For these reasons, juices represent an important opportunity for FDA to set aggressive limits that prioritize children’s health over marketplace impacts while still balancing access to nutritious foods. Juices also represent the outer limit of what FDA will demand from industry since it will take a more cautious approach when setting lead limits for more nutritious foods.  

With its draft action levels for lead in juices, FDA has taken a needed – but insufficient – step forward, but much more is required. In this blog series, we will focus on: 

  • Evaluating socioeconomic benefits of more protective lead limits; 
  • Strengthening FDA’s approach to setting limits;
  • Considering the overall risk using FDA’s Interim Reference Levels (IRLs), the agency’s maximum daily intake of lead from food; 
  • Screening out laboratories that cannot reliably measure lead in juice; 
  • Using preventive controls to ensure compliance with lead limits; and 
  • Planning for continuous improvement to drive levels down closer to zero.

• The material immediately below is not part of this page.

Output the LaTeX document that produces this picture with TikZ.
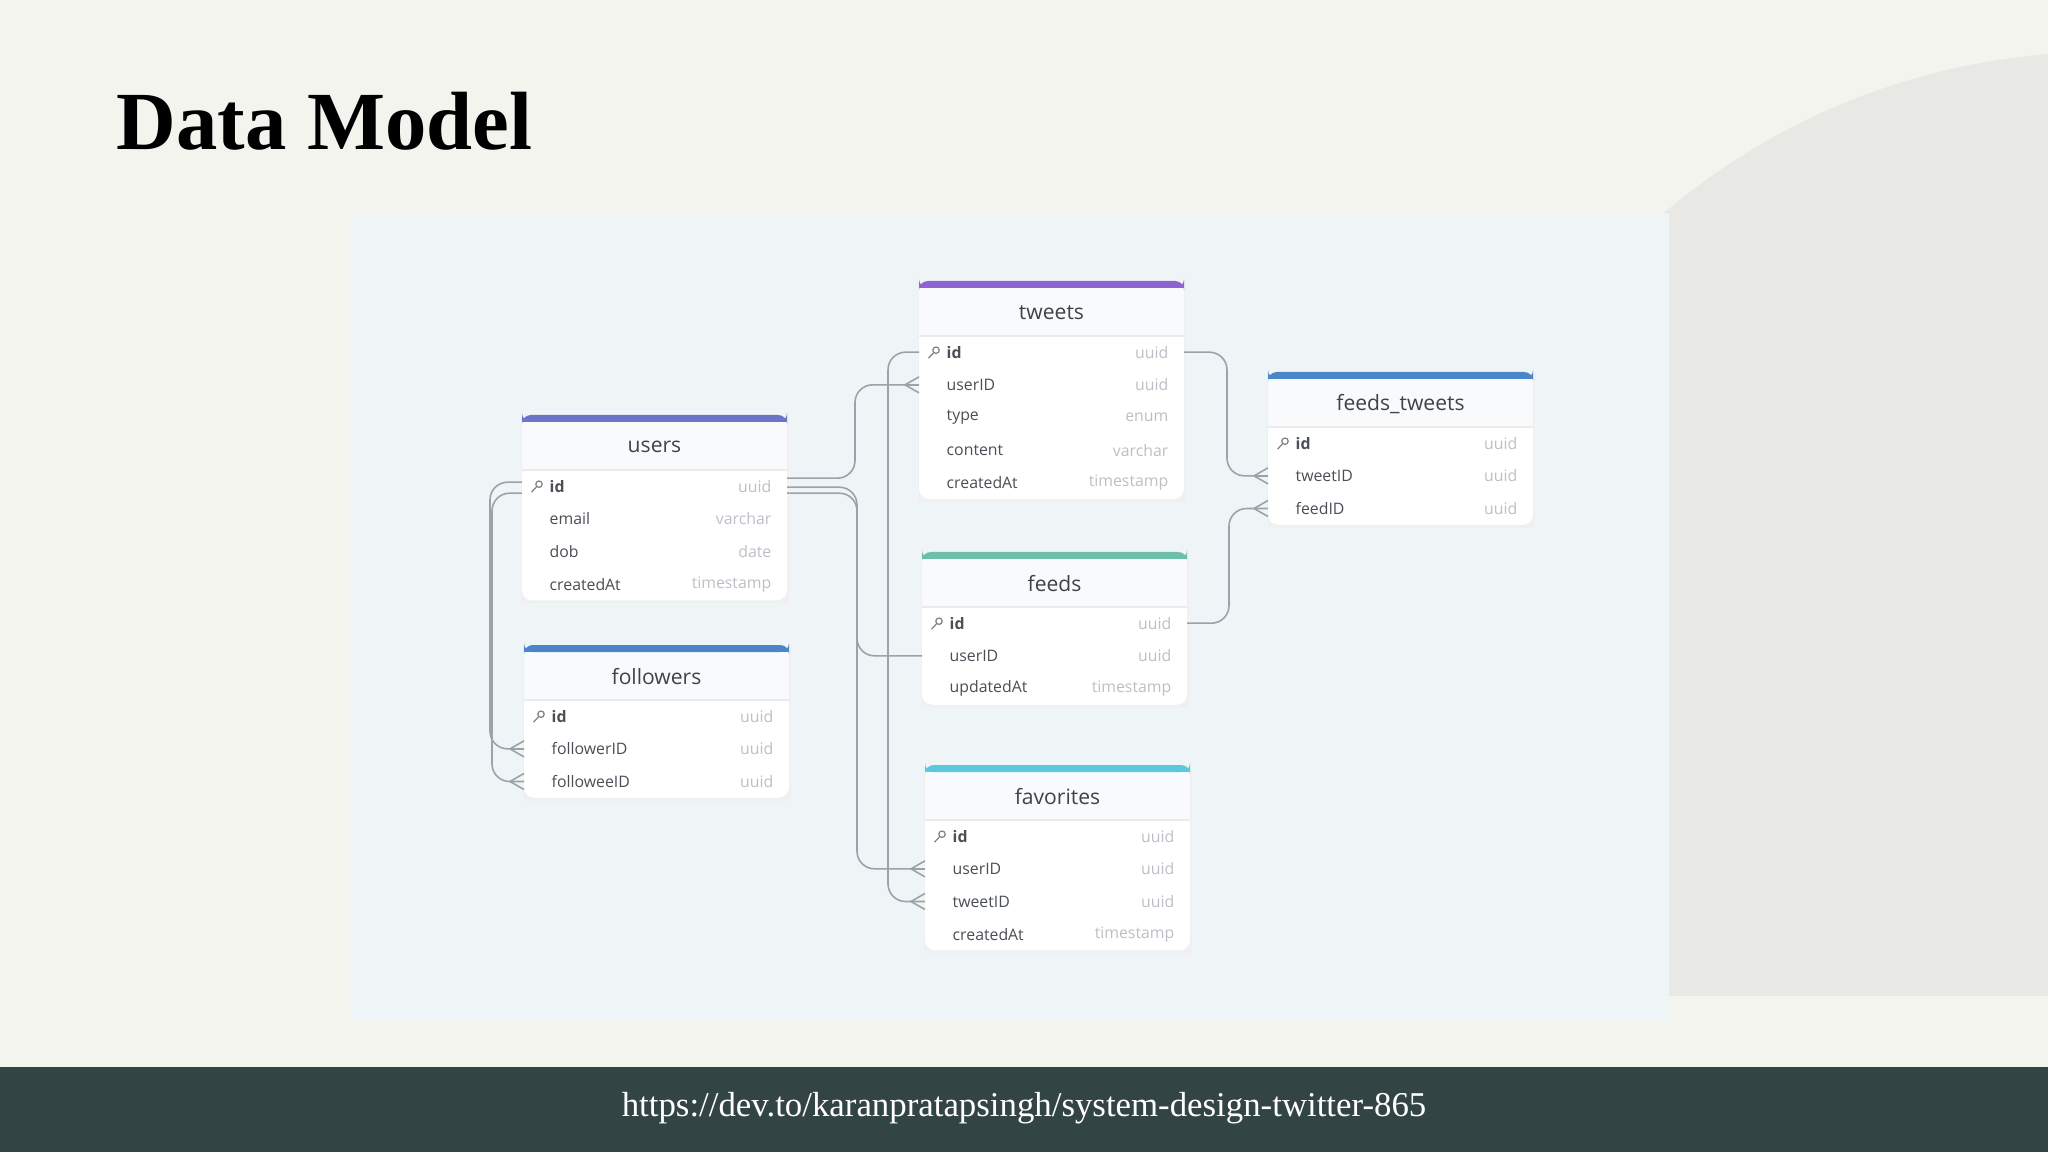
\documentclass[tikz,border=0pt]{standalone}
\usepackage{fontspec}
\setmainfont{Liberation Serif}
\newfontfamily\tabfont{Open Sans}
\usetikzlibrary{calc}
\definecolor{bgc}{HTML}{F4F4EF}
\definecolor{arcc}{HTML}{E8E8E4}
\definecolor{panelc}{HTML}{EFF4F7}
\definecolor{barc}{HTML}{334445}
\definecolor{connc}{HTML}{9CA2A8}
\definecolor{txtc}{HTML}{4A4F55}
\definecolor{typec}{HTML}{BCC0C6}
\definecolor{hdrc}{HTML}{F8FAFC}
\definecolor{cusers}{HTML}{6B74C8}
\definecolor{cfoll}{HTML}{4A86C8}
\definecolor{ctweets}{HTML}{8E63D2}
\definecolor{cfeeds}{HTML}{6CBFA8}
\definecolor{cfav}{HTML}{5BC9DD}
\tikzset{
  conn/.style={draw=connc, line width=0.45pt, rounded corners=5},
  ttl/.style={font=\tabfont\fontsize{6.0}{7}\selectfont, text=txtc!85!black},
  rowtxt/.style={font=\tabfont\fontsize{4.5}{5}\selectfont, text=txtc, inner sep=0},
  rowbold/.style={font=\tabfont\bfseries\fontsize{4.5}{5}\selectfont, text=txtc, inner sep=0},
  typetxt/.style={font=\tabfont\fontsize{4.5}{5}\selectfont, text=typec, inner sep=0},
}
% #1 name, #2 x, #3 top, #4 color, #5 title, #6 rows
\newcommand\ertable[6]{%
  \pgfmathsetmacro\nrows{0}%
  \foreach \f/\t/\k [count=\n] in {#6}{\xdef\nrows{\n}}%
  \pgfmathsetmacro\tb{#3+54.85+\nrows*32.65}%
  \fill[black!6] (#2-1,#3+1) rectangle (#2+267,\tb+3);
  \fill[white, rounded corners=3] (#2,#3) rectangle (#2+265,\tb);
  \fill[hdrc] (#2,#3+6) rectangle (#2+265,#3+54.85);
  \fill[#4, rounded corners=2.5] (#2,#3) rectangle (#2+265,#3+7);
  \fill[#4] (#2,#3+3) rectangle (#2+265,#3+7);
  \draw[black!8, line width=0.4pt] (#2,#3+54.85) -- (#2+265,#3+54.85);
  \node[ttl] (#1-title) at (#2+132.5,#3+32) {#5};
  \foreach \f/\t/\k [count=\i from 0] in {#6}{%
    \pgfmathsetmacro\ry{#3+71.2+32.65*\i}%
    \coordinate (#1-L\i) at (#2,\ry);
    \coordinate (#1-R\i) at (#2+265,\ry);
    \ifnum\k=1
      \node[rowbold, anchor=west] (#1-f\i) at (#2+27,\ry) {\f};
      \draw[txtc!70, line width=0.35pt] (#2+17,\ry-2) circle (3.2);
      \draw[txtc!70, line width=0.35pt] (#2+14.8,\ry+0.3) -- (#2+9.5,\ry+6);
    \else
      \node[rowtxt, anchor=west] (#1-f\i) at (#2+27,\ry) {\f};
    \fi
    \node[typetxt, anchor=east] (#1-t\i) at (#2+250,\ry) {\t};
  }%
}
\newcommand\crow[1]{%
  \draw[connc, line width=0.45pt] ($(#1)+(0,-8)$) -- ($(#1)+(-14,0)$) -- ($(#1)+(0,8)$);
  \draw[connc, line width=0.45pt] ($(#1)+(-14,0)$) -- (#1);
}
\begin{document}
\begin{tikzpicture}[x=0.01cm,y=-0.01cm]
\useasboundingbox (0,0) rectangle (2048,1152);
\fill[bgc] (0,0) rectangle (2048,1152);
\begin{scope}
  \clip (0,0) rectangle (2048,995);
  \fill[arcc] (2103,731) circle (679);
\end{scope}
\fill[panelc] (350,213) rectangle (1669,1019);
\node[anchor=base west, inner sep=0, font=\bfseries\fontsize{23.5}{28}\selectfont] (title) at (116,150) {Data Model};
\fill[barc] (0,1067) rectangle (2048,1152);
\node[text=white, font=\fontsize{9.9}{12}\selectfont] (url) at (1024,1108) {https://dev.to/karanpratapsingh/system-design-twitter-865};

\ertable{users}{522}{415}{cusers}{users}{id/uuid/1,email/varchar/0,dob/date/0,createdAt/timestamp/0}
\ertable{foll}{524}{645}{cfoll}{followers}{id/uuid/1,followerID/uuid/0,followeeID/uuid/0}
\ertable{tweets}{919}{281}{ctweets}{tweets}{id/uuid/1,userID/uuid/0,type/enum/0,content/varchar/0,createdAt/timestamp/0}
\ertable{feeds}{922}{552}{cfeeds}{feeds}{id/uuid/1,userID/uuid/0,updatedAt/timestamp/0}
\ertable{fav}{925}{765}{cfav}{favorites}{id/uuid/1,userID/uuid/0,tweetID/uuid/0,createdAt/timestamp/0}
\ertable{ft}{1268}{372}{cfoll}{feeds\_tweets}{id/uuid/1,tweetID/uuid/0,feedID/uuid/0}

\coordinate (cha) at (855,0);
\coordinate (chb) at (857,0);
\coordinate (chd) at (888,0);
\coordinate (che) at (1227,0);
\coordinate (chf) at (1229,0);
\coordinate (chg) at (490,0);
\coordinate (chh) at (492,0);

% users.id -> tweets.userID
\coordinate (u1) at ($(users-R0)+(0,-8)$);
\draw[conn] (u1) -- (u1 -| cha) |- (tweets-L1);
\crow{tweets-L1}
% users.id -> feeds.userID
\coordinate (u2) at ($(users-R0)+(0,1)$);
\draw[conn] (u2) -- (u2 -| chb) |- (feeds-L1);
% users.id -> favorites.userID
\coordinate (u3) at ($(users-R0)+(0,7)$);
\draw[conn] (u3) -- (u3 -| chb) |- (fav-L1);
\crow{fav-L1}
% tweets.id -> favorites.tweetID
\draw[conn] (tweets-L0) -- (tweets-L0 -| chd) |- (fav-L2);
\crow{fav-L2}
% tweets.id -> feeds_tweets.tweetID
\draw[conn] (tweets-R0) -- (tweets-R0 -| che) |- (ft-L1);
\crow{ft-L1}
% feeds.id -> feeds_tweets.feedID
\draw[conn] (feeds-R0) -- (feeds-R0 -| chf) |- (ft-L2);
\crow{ft-L2}
% users.id -> followers
\coordinate (u4) at ($(users-L0)+(0,-4)$);
\coordinate (u5) at ($(users-L0)+(0,7)$);
\draw[conn] (u4) -- (u4 -| chg) |- (foll-L1);
\crow{foll-L1}
\draw[conn] (u5) -- (u5 -| chh) |- (foll-L2);
\crow{foll-L2}
\end{tikzpicture}
\end{document}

We see reason for optimism. FDA submitted the draft action levels for lead in juice to the Office of Management and Budget for review in March 2021 – a month before it launched its Closer to Zero plan. Over the past year, FDA has made a concerted effort to reconsider the science and how it approaches setting standards for substances like lead for which there is no known safe level of exposure. We hope that investment will translate into more protective limits for children as they finalize the juice limits and propose additional limits for other foods that children commonly eat. 

[1] Europe uses 50 ppb for juice and has supported 20 ppb for juice marketed for infants and toddlers.

[2] Codex Alimentarius is near final stages of 50 ppb for juices from small fruits and 40 ppb for other juices. With US support, in May 2022, the key Codex committee rejected European Union proposal for 20 ppb in juice for infants and toddler. EDF opposed FDA’s position. Outcome based on EDF monitoring of committee meeting.

[3] FDA looks at children one to six years of age in its analysis.

[4] Judith H Spungen (2019) Children’s exposures to lead and cadmium: FDA total diet study 2014-16, Food Additives & Contaminants: Part A, 36:6, 893-903, DOI: 10.1080/19440049.2019.1595170.